Paul’s concern for the unbelieving Jews
Paul had great affection for his countrymen whom he addressed as ‘my brethren, my kinsmen according to the flesh’ (Rom 9:3). His heart’s desire and prayers were that they might be saved. He would forsake everything in exchange for their salvation. In almost every city, he preached and taught the Word of God to the Jews first, yet he encountered persecution and opposition with vicious campaigns against him. He was solemnly concerned with great heaviness and continued sorrow in his heart that majority of his kinsmen rejected Jesus as the Son of God, and were enemies of the gospel of salvation (Act 13:46). He shed many tears of compassion for their spiritual blindness and hardened and perverse hearts.
God assured Paul that His salvation plan for Israel has not been abandoned by the inclusion of the Gentiles into the church (Act 15:15-17); a remnant of the Jews will be saved ‘according to the election of grace’ (Rom 11:5). His promise of eternal life to the descendents of Abraham through Isaac and Jacob was for a remnant of His children who are justified by grace through faith in Christ. God rejected and judged Israel for their rejection of Jesus of Nazareth as the Christ i.e. the Messiah in Hebrew. But His rejection of Israel is not permanent. By God’s almighty power, grace, mercy and infinite wisdom, the covenant will be ratified and all Israel shall be saved when the fullness of the Gentiles has come; i.e. when the last Gentile whom God has elected is added to the church of Christ (Rm 11: 25,26; Is 59:20,21). This will occur when Christ returns on earth to establish His millennium kingdom (Rev 20:6).
Conclusion
God is absolutely sovereign and infinitely wise in supreme control over the affairs of man. Paul was a chosen vessel set apart from birth for the Lord’s work (Gal 1:15 ). Yet he turned out to be the most notorious blasphemer and cruel persecutor of the church before he was miraculously converted. By the grace of God, he was mightily used by the Lord to be the greatest preacher and defender of the gospel. The Jews are God’s peculiar people, specially chosen by Him to bear a godly testimony for Him to the Gentiles around them. Despite all the material and spiritual privileges accorded to His people, they disobeyed God and were judged accordingly (Rom 9:4).

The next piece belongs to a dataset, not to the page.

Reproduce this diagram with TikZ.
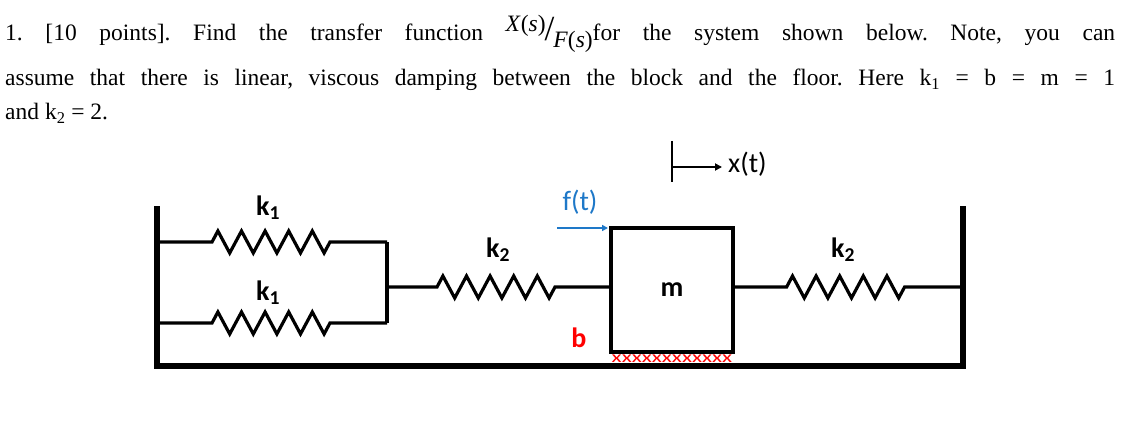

The gospel of salvation was freely offered to the Jews first, but they kept on rejecting Him as the Messiah! By His active and passive obedience, death and resurrection, Christ has fulfilled all righteousness required by God to save sinners and opened the way of justification and salvation by grace through faith in Him. Unfortunately, the unbelieving Jews continue to hold to the false way of justification and salvation based on the merit of their works in obedience to the law instead of embracing the gospel of grace through faith in Christ Jesus. By the free grace and mercy of God, the gospel of salvation was entrusted to the redeemed Gentiles to be God’s witnesses on earth as the people of God in the New Testament. God has replaced the national witness of Israel with an ecclesiastical witness of both Jews and Gentiles. All these events are in accordance to the prophecies of the scriptures (Is 53; 65:1,2; Hab 1:5; Amos 9:11; Is 10:22; Is 59:20,21).
We can never comprehend the wise counsel of God’s will and His wondrous grace and love in calling wretched and depraved sinners like us from darkness unto His marvelous light: ‘O the depth of the riches both of the wisdom and knowledge of God! How unsearchable are his judgments, and his ways past finding out!’ (Rm 11:33). Amen.